CARTER v. AETNA CASUALTY SURETY COMPANY

Supreme Court of Louisiana (1928)

Facts

Issue

Holding — Overton, J.

Rule

Reasoning

Deep Dive: How the Court Reached Its Decision

Procedural Validity of the Bond

The court addressed the procedural validity of the bond executed by the Aetna Casualty Surety Company, which was dated February 22, 1927, a legal holiday in the state. The court determined that the appeal was valid as the bond was filed on February 24, 1927, which was not a legal holiday and occurred after the motion for a new trial had been overruled. The timing of the bond's date did not impact its validity, as the act of preparing the bond could lawfully occur on a legal holiday. The court emphasized that the execution of the bond was sufficient for the purpose of securing the minors’ interests, irrespective of its prior dating. Furthermore, the court noted that the appellee had waived any grounds for dismissal by failing to comply with the procedural requirements regarding defective judicial bonds in the trial court. Thus, the court concluded that the bond was enforceable, affirming the procedural integrity of the appeal process undertaken by the surety company.

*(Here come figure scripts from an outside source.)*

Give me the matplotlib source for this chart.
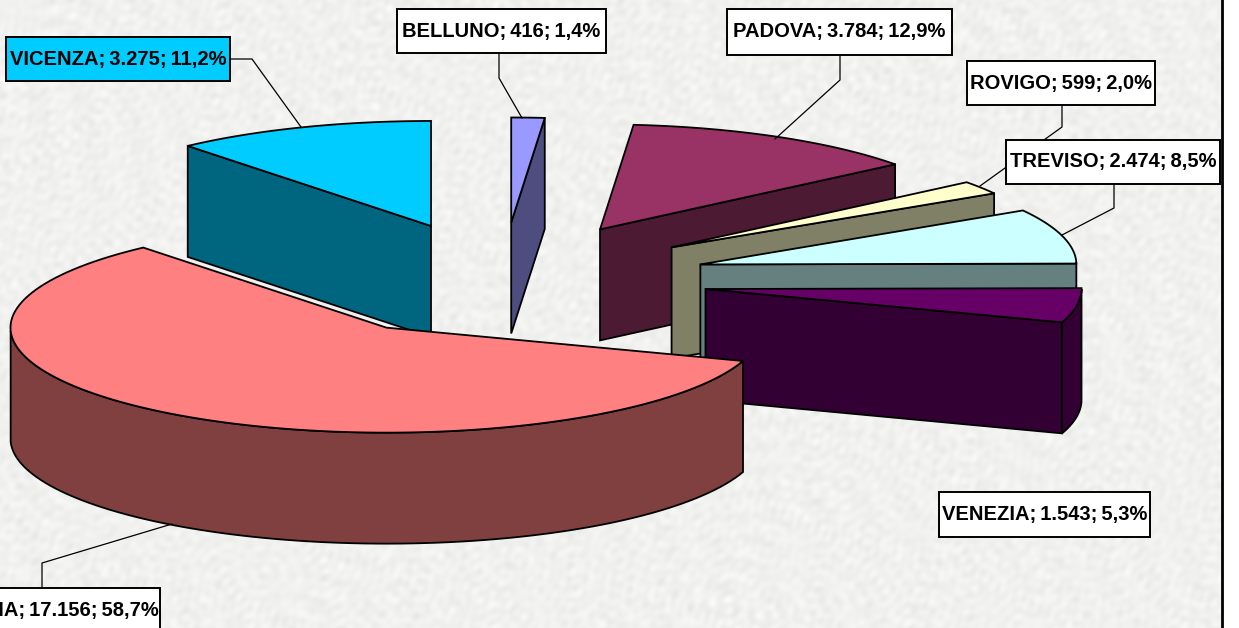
import matplotlib

matplotlib.use("Agg")
import matplotlib.pyplot as plt
import numpy as np
from matplotlib.patches import Polygon, Rectangle

# clockwise from 12 o'clock, as in the sheet
names = ["BELLUNO", "PADOVA", "ROVIGO", "TREVISO", "VENEZIA", "VERONA", "VICENZA"]
values = [416, 3784, 599, 2474, 1543, 17156, 3275]
top_colors = ["#9999FF", "#993366", "#FFFFCC", "#CCFFFF", "#660066", "#FF8080", "#00CCFF"]
side_colors = ["#4D4D80", "#4D1A33", "#808066", "#668080", "#330033", "#804040", "#006680"]
draw_order = ["VICENZA", "BELLUNO", "PADOVA", "ROVIGO", "TREVISO", "VENEZIA", "VERONA"]

# label box (x0, y0, x1, y1) in pixels and its leader line
boxes = {
    "VICENZA": (6, 37, 230, 81),
    "BELLUNO": (397, 9, 606, 53),
    "PADOVA": (727, 9, 952, 55),
    "ROVIGO": (967, 61, 1155, 105),
    "TREVISO": (1006, 140, 1220, 184),
    "VENEZIA": (939, 492, 1150, 537),
    "VERONA": (-70, 588, 160, 633),
}
leaders = {
    "VICENZA": [(230, 59), (252, 59), (301, 127)],
    "BELLUNO": [(499, 53), (499, 78), (522, 118)],
    "PADOVA": [(840, 55), (840, 80), (775, 139)],
    "ROVIGO": [(1062, 105), (1062, 127), (980, 186)],
    "TREVISO": [(1114, 184), (1114, 208), (1062, 235)],
    "VERONA": [(42, 588), (42, 563), (172, 524)],
}

CX, CY = 502, 280
RX, RY = 376, 105
EXPLODE = 0.548
DEPTH = 111


def ell(theta, scale=1.0):
    # theta in radians clockwise from north, y pointing down like the image
    return np.sin(theta) * RX * scale, -np.cos(theta) * RY * scale


def background():
    # mottled paper: many sines in unrelated directions, no visible weave
    yy, xx = np.mgrid[0:628, 0:1239]
    tex = np.zeros(xx.shape)
    for k in range(60):
        ang = k * 2.399963
        freq = 0.12 + 0.6 * ((k * 0.618034) % 1.0)
        tex += np.sin(freq * (xx * np.cos(ang) + yy * np.sin(ang)) + k * 1.7)
    tex = tex / tex.std()
    gray = 241 + tex * 2.5
    return np.dstack([gray, gray, gray - 1.5]).clip(0, 255).astype("uint8")


def draw_slice(ax, a0, a1, top, side):
    ox, oy = ell((a0 + a1) / 2, EXPLODE)
    apex = np.array([CX + ox, CY + oy])
    th = np.linspace(a0, a1, 120)
    ex, ey = ell(th)
    arc = np.column_stack([apex[0] + ex, apex[1] + ey])
    down = np.array([0, DEPTH])

    # a wall shows when the clockwise outline runs right to left
    if arc[0, 0] < apex[0] - 0.5:
        ax.add_patch(Polygon([apex, arc[0], arc[0] + down, apex + down], fc=side, ec="black", lw=1.3))
    if arc[-1, 0] > apex[0] + 0.5:
        ax.add_patch(Polygon([arc[-1], apex, apex + down, arc[-1] + down], fc=side, ec="black", lw=1.3))
    front = (th > np.pi / 2) & (th < 3 * np.pi / 2)
    if front.any():
        run = arc[front]
        ax.add_patch(Polygon(np.vstack([run, (run + down)[::-1]]), fc=side, ec="black", lw=1.3))
    ax.add_patch(Polygon(np.vstack([apex, arc]), fc=top, ec="black", lw=1.3))


def it_number(v):
    return f"{v:,}".replace(",", ".")


def main():
    plt.rcParams["font.family"] = ["Liberation Sans", "DejaVu Sans"]
    fig = plt.figure(figsize=(12.39, 6.28), dpi=100, facecolor="white")
    ax = fig.add_axes([0, 0, 1, 1])
    ax.axis("off")

    ax.imshow(background()[:, :1222], extent=(0, 1222, 628, 0), aspect="auto", zorder=0)
    ax.set_xlim(0, 1239)
    ax.set_ylim(628, 0)
    ax.plot([1222, 1222], [0, 628], color="black", lw=2, zorder=1)

    total = sum(values)
    edges = np.cumsum([0] + values) / total * 2 * np.pi
    for name in draw_order:
        i = names.index(name)
        draw_slice(ax, edges[i], edges[i + 1], top_colors[i], side_colors[i])

    for name, pts in leaders.items():
        xs, ys = zip(*pts)
        ax.plot(xs, ys, color="black", lw=0.9, zorder=4)

    for i, name in enumerate(names):
        x0, y0, x1, y1 = boxes[name]
        fc = "#00CCFF" if name == "VICENZA" else "white"
        ax.add_patch(Rectangle((x0, y0), x1 - x0, y1 - y0, fc=fc, ec="black", lw=1.4, zorder=5))
        pct = f"{values[i] / total * 100:.1f}".replace(".", ",")
        # thin spaces: the original labels are set very tight
        ax.text((x0 + x1) / 2, (y0 + y1) / 2, f"{name};\u2009{it_number(values[i])};\u2009{pct}%",
                ha="center", va="center", fontsize=14.5, fontweight="bold", color="black", zorder=6)

    fig.savefig("out.png", dpi=100)
    plt.close(fig)


if __name__ == "__main__":
    main()
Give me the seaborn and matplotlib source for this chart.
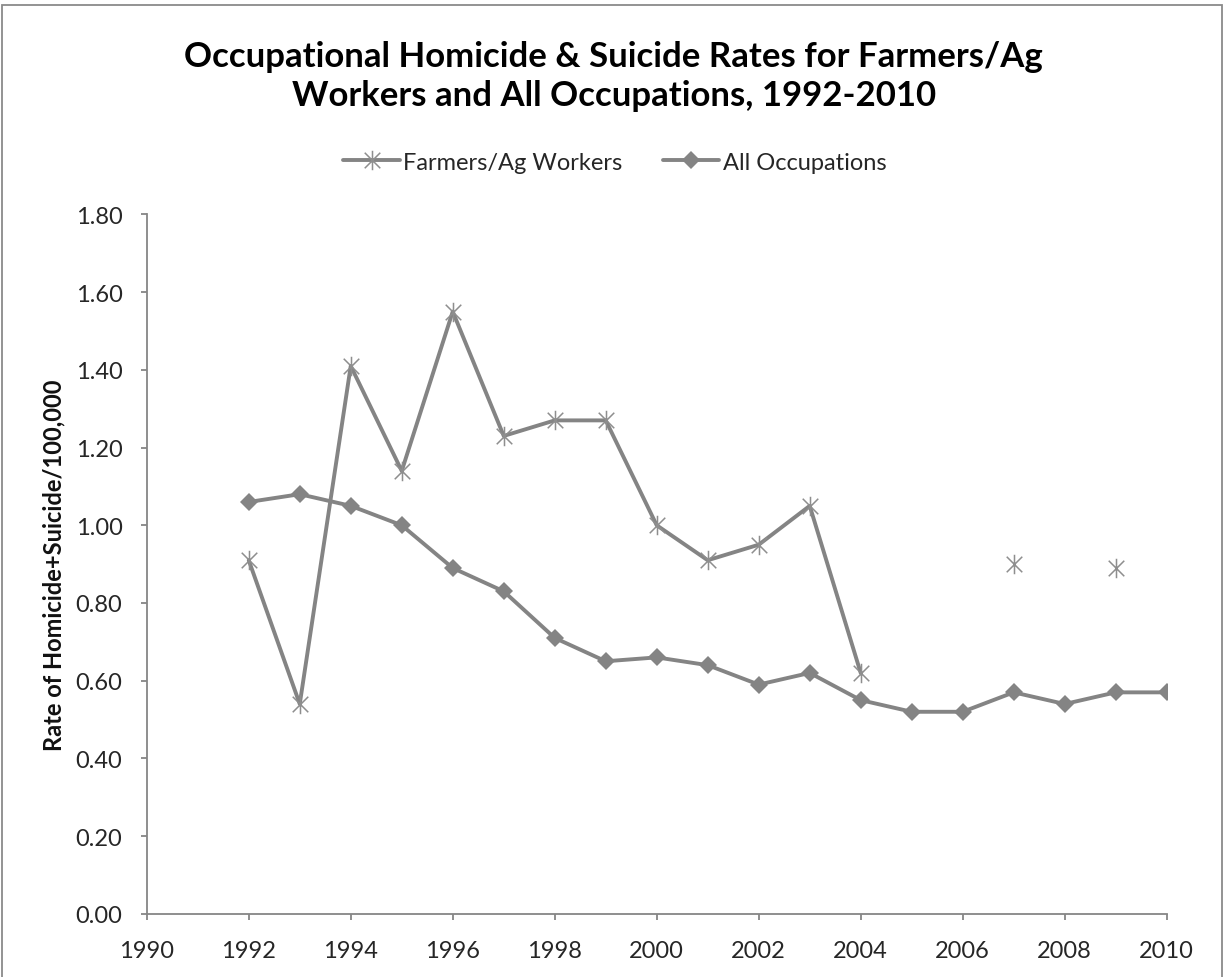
import numpy as np
import pandas as pd
import matplotlib
matplotlib.use("Agg")
import matplotlib.pyplot as plt
from matplotlib.path import Path
from matplotlib.lines import Line2D
from matplotlib.patches import Rectangle
from matplotlib.ticker import FormatStrFormatter
import seaborn as sns

# ---- data -------------------------------------------------------------
years = list(range(1992, 2011))
farmers = [0.91, 0.54, 1.41, 1.14, 1.55, 1.23, 1.27, 1.27, 1.00, 0.91,
           0.95, 1.05, 0.62, np.nan, np.nan, 0.90, np.nan, 0.89, np.nan]
all_occ = [1.06, 1.08, 1.05, 1.00, 0.89, 0.83, 0.71, 0.65, 0.66, 0.64,
           0.59, 0.62, 0.55, 0.52, 0.52, 0.57, 0.54, 0.57, 0.57]
series_names = ["Farmers/Ag Workers", "All Occupations"]
title_lines = ["Occupational Homicide & Suicide Rates for Farmers/Ag",
               "Workers and All Occupations, 1992-2010"]
y_label = "Rate of Homicide+Suicide/100,000"
x_ticks = list(range(1990, 2011, 2))
y_ticks = [0.0, 0.2, 0.4, 0.6, 0.8, 1.0, 1.2, 1.4, 1.6, 1.8]

# ---- styling ----------------------------------------------------------
sns.set_theme(style="white")
plt.rcParams["font.family"] = ["Lato", "DejaVu Sans"]

LINE = "#848484"
AXIS = "#868686"
TEXT = "#262626"

# six-armed asterisk: an X plus a vertical bar
star = Path([(-1, -1), (1, 1), (-1, 1), (1, -1), (0, -1.25), (0, 1.25)],
            [Path.MOVETO, Path.LINETO, Path.MOVETO, Path.LINETO,
             Path.MOVETO, Path.LINETO])

# contiguous runs of non-missing values get their own unit id so gaps stay open
df_f = pd.DataFrame({"year": years, "rate": farmers})
df_f["unit"] = df_f["rate"].isna().cumsum()
df_f = df_f.dropna()
df_a = pd.DataFrame({"year": years, "rate": all_occ, "unit": 0})

fig = plt.figure(figsize=(12.25, 9.78), dpi=100)
ax = fig.add_axes([0.1198, 0.0646, 0.8326, 0.7151])

sns.lineplot(data=df_a, x="year", y="rate", units="unit", estimator=None,
             ax=ax, color=LINE, linewidth=2.8, marker="D", markersize=9,
             markeredgewidth=0, markerfacecolor=LINE, legend=False)
sns.lineplot(data=df_f, x="year", y="rate", units="unit", estimator=None,
             ax=ax, color=LINE, linewidth=2.8, marker=star, markersize=14,
             markeredgewidth=1.1, markeredgecolor="#8e8e8e", legend=False)

ax.set_xlim(1990, 2010)
ax.set_ylim(0, 1.8)
ax.set_xticks(x_ticks)
ax.set_yticks(y_ticks)
ax.yaxis.set_major_formatter(FormatStrFormatter("%.2f"))
ax.set_xlabel("")
ax.set_ylabel(y_label, fontsize=17, fontweight="bold", color="#111111")
ax.yaxis.set_label_coords(-0.080, 0.5)

for side in ("top", "right"):
    ax.spines[side].set_visible(False)
for side in ("left", "bottom"):
    ax.spines[side].set_color(AXIS)
    ax.spines[side].set_linewidth(1.3)
ax.tick_params(axis="both", which="major", direction="out", length=4.5,
               width=1.3, color=AXIS, labelsize=17, labelcolor=TEXT)
ax.tick_params(axis="y", pad=13)
ax.tick_params(axis="x", pad=14)
ax.tick_params(left=True, bottom=True)
ax.grid(False)

# title
fig.text(0.501, 1 - 57 / 978, title_lines[0], ha="center", va="center",
         fontsize=25, fontweight="bold", color="#000000")
fig.text(0.501, 1 - 96 / 978, title_lines[1], ha="center", va="center",
         fontsize=25, fontweight="bold", color="#000000")

# legend
handles = [
    Line2D([], [], color=LINE, linewidth=2.8, marker=star, markersize=14,
           markeredgewidth=1.1, markeredgecolor="#8e8e8e"),
    Line2D([], [], color=LINE, linewidth=2.8, marker="D", markersize=9,
           markeredgewidth=0, markerfacecolor=LINE),
]
fig.legend(handles, series_names, loc="center", bbox_to_anchor=(0.502, 1 - 163 / 978),
           ncol=2, frameon=False, fontsize=17, handlelength=2.4,
           handletextpad=0.15, columnspacing=1.7, labelcolor=TEXT)

# chart-area border
fig.add_artist(Rectangle((2 / 1225, -0.01), 1220 / 1225, 1 - 6 / 978 + 0.01,
                         transform=fig.transFigure, fill=False,
                         edgecolor="#8a8a8a", linewidth=1.3))

fig.savefig("out.png", dpi=100, facecolor="white")
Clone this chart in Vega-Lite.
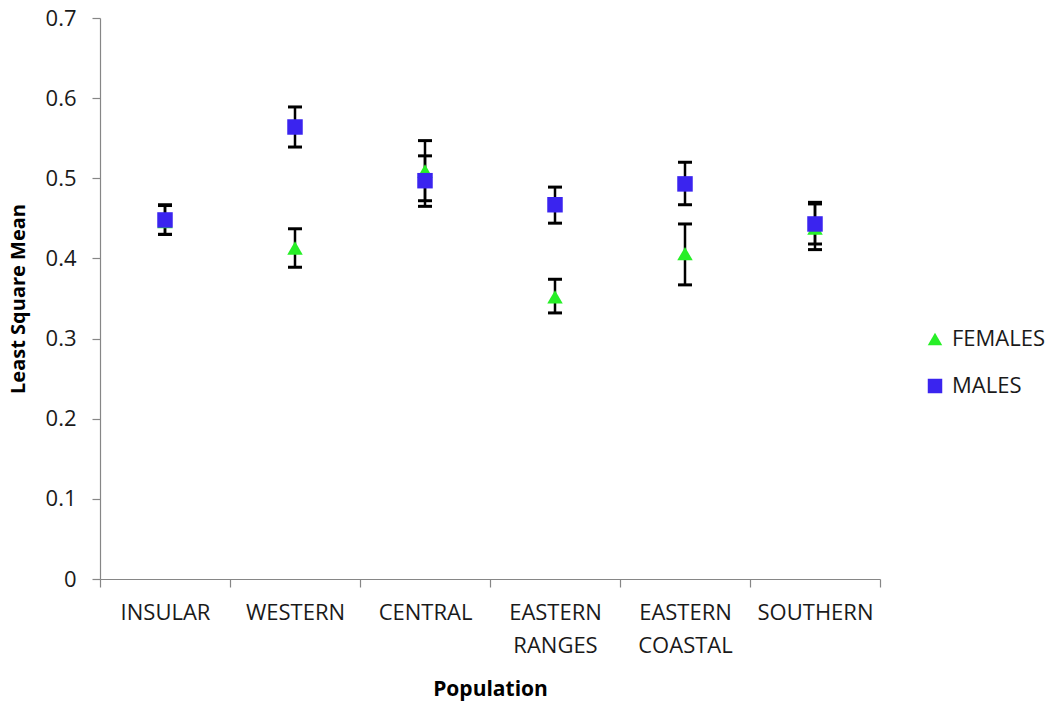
{
  "$schema": "https://vega.github.io/schema/vega-lite/v6.json",
  "autosize": "none",
  "width": 780,
  "height": 561,
  "padding": {"left": 100, "top": 18, "right": 171, "bottom": 123},
  "background": "white",
  "config": {
    "view": {"stroke": null},
    "font": "Open Sans",
    "axis": {"labelFont": "Open Sans", "titleFont": "Open Sans", "labelColor": "#1a1a1a", "titleColor": "#000000", "domainColor": "#868686", "tickColor": "#868686", "domainWidth": 1.2, "tickWidth": 1.2, "grid": false},
    "legend": {"labelFont": "Open Sans"}
  },
  "data": {
    "values": [
      {"population": "INSULAR", "sex": "FEMALES", "mean": 0.446, "lower": 0.430, "upper": 0.466},
      {"population": "WESTERN", "sex": "FEMALES", "mean": 0.413, "lower": 0.389, "upper": 0.437},
      {"population": "CENTRAL", "sex": "FEMALES", "mean": 0.509, "lower": 0.472, "upper": 0.547},
      {"population": "EASTERN RANGES", "sex": "FEMALES", "mean": 0.352, "lower": 0.332, "upper": 0.374},
      {"population": "EASTERN COASTAL", "sex": "FEMALES", "mean": 0.406, "lower": 0.367, "upper": 0.443},
      {"population": "SOUTHERN", "sex": "FEMALES", "mean": 0.438, "lower": 0.411, "upper": 0.468},
      {"population": "INSULAR", "sex": "MALES", "mean": 0.448, "lower": 0.430, "upper": 0.467},
      {"population": "WESTERN", "sex": "MALES", "mean": 0.564, "lower": 0.539, "upper": 0.589},
      {"population": "CENTRAL", "sex": "MALES", "mean": 0.497, "lower": 0.465, "upper": 0.528},
      {"population": "EASTERN RANGES", "sex": "MALES", "mean": 0.467, "lower": 0.444, "upper": 0.489},
      {"population": "EASTERN COASTAL", "sex": "MALES", "mean": 0.493, "lower": 0.467, "upper": 0.520},
      {"population": "SOUTHERN", "sex": "MALES", "mean": 0.443, "lower": 0.418, "upper": 0.470}
    ]
  },
  "encoding": {
    "x": {
      "field": "population",
      "type": "nominal",
      "sort": ["INSULAR", "WESTERN", "CENTRAL", "EASTERN RANGES", "EASTERN COASTAL", "SOUTHERN"],
      "scale": {"type": "band", "paddingInner": 0, "paddingOuter": 0},
      "axis": {
        "title": "Population",
        "titleFontSize": 21,
        "titleFontWeight": "bold",
        "titlePadding": 22,
        "labelFontSize": 22,
        "labelAngle": 0,
        "labelPadding": 15,
        "labelLineHeight": 33,
        "labelExpr": "split(datum.label, ' ')",
        "tickBand": "extent",
        "tickSize": 8
      }
    }
  },
  "layer": [
    {
      "mark": {"type": "rule", "color": "#000000", "strokeWidth": 2.5},
      "encoding": {
        "y": {"field": "lower", "type": "quantitative", "scale": {"domain": [0, 0.7], "nice": false},
          "axis": {"title": "Least Square Mean", "titleFontSize": 20, "titleFontWeight": "bold", "titlePadding": 17, "labelFontSize": 22, "labelPadding": 16, "tickSize": 8, "values": [0, 0.1, 0.2, 0.3, 0.4, 0.5, 0.6, 0.7], "labelExpr": "datum.value == 0 ? '0' : format(datum.value, '.1f')"}},
        "y2": {"field": "upper"}
      }
    },
    {
      "mark": {"type": "tick", "color": "#000000", "size": 14, "thickness": 3, "opacity": 1},
      "encoding": {"y": {"field": "upper", "type": "quantitative"}}
    },
    {
      "mark": {"type": "tick", "color": "#000000", "size": 14, "thickness": 3, "opacity": 1},
      "encoding": {"y": {"field": "lower", "type": "quantitative"}}
    },
    {
      "mark": {"type": "point", "filled": true, "opacity": 1, "size": 240, "strokeWidth": 0},
      "encoding": {
        "y": {"field": "mean", "type": "quantitative"},
        "color": {"field": "sex", "type": "nominal", "scale": {"domain": ["FEMALES", "MALES"], "range": ["#27ef27", "#3a24ef"]},
          "legend": {"title": null, "orient": "none", "legendX": 824, "legendY": 310, "labelFontSize": 22, "labelColor": "#1a1a1a", "symbolSize": 210, "rowPadding": 25, "labelOffset": 6, "symbolStrokeWidth": 0, "symbolOpacity": 1}},
        "shape": {"field": "sex", "type": "nominal", "scale": {"domain": ["FEMALES", "MALES"], "range": ["triangle-up", "square"]}},
        "order": {"field": "sex", "type": "nominal", "sort": "ascending"}
      }
    }
  ]
}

Liability of the Surety Company

The court found that the Aetna Casualty Surety Company was liable for the funds mismanaged by the natural tutrix, Mrs. Zonzie Talton Craig. The bond executed by the surety company was intended to secure the interests of the minors, and the court determined that this bond was binding. The court noted that a judgment had been rendered against the natural tutrix, which served as prima facie evidence of the minors' claims against the surety. The surety company's argument that it was not liable for funds received before the bond's execution was dismissed, as the bond was intended to protect the minors' interests regarding all funds mismanaged by the tutrix. This included funds received prior to the bond's signing, establishing the company’s liability under the circumstances presented.

Admission of Evidence

The court ruled on the admissibility of evidence concerning prior judgments against the natural tutrix, stating that the evidence was relevant to establish the liability of the surety company. The court noted that the administrator of Mrs. Craig’s succession had waived procedural objections regarding the form of the action, allowing the minors' claims to proceed without requiring a direct accounting action. The court found that the prior judgment against the tutrix confirmed the minors' claims and was pertinent to the surety's liability. By affirming the admissibility of this evidence, the court reinforced that the surety company could not escape liability by questioning the procedural method utilized in the minors' claims against the tutrix's estate.

Interest on Mismanaged Funds

The court addressed the issue of interest on the mismanaged funds, affirming that the natural tutrix had an obligation to invest the revenues belonging to the minors. Under Louisiana law, the tutor is required to pay legal interest on funds received but not invested, starting from the time of receipt. The court confirmed that the natural tutrix did not invest the funds received from insurance policies and the mineral lease bonus, which warranted the payment of legal interest. As a result, the court upheld the award of legal interest to the minors from the dates the funds were received, reinforcing the tutor's responsibility in managing the minors' finances appropriately.

Attorney's Fees

The court ruled that the attorney's fees awarded to the plaintiffs were justified under Act 225 of 1918 due to the surety company's failure to pay the amount owed after amicable demand was made. It was established that the surety company had 30 days to satisfy the claim after being notified of the demand but failed to do so. The court determined that the additional penalty of 10 percent for attorney's fees was appropriate given the circumstances, as the surety company’s noncompliance necessitated legal action by the plaintiffs to recover the owed amounts. This ruling highlighted the accountability of the surety company in adhering to the financial obligations secured by the bond it executed.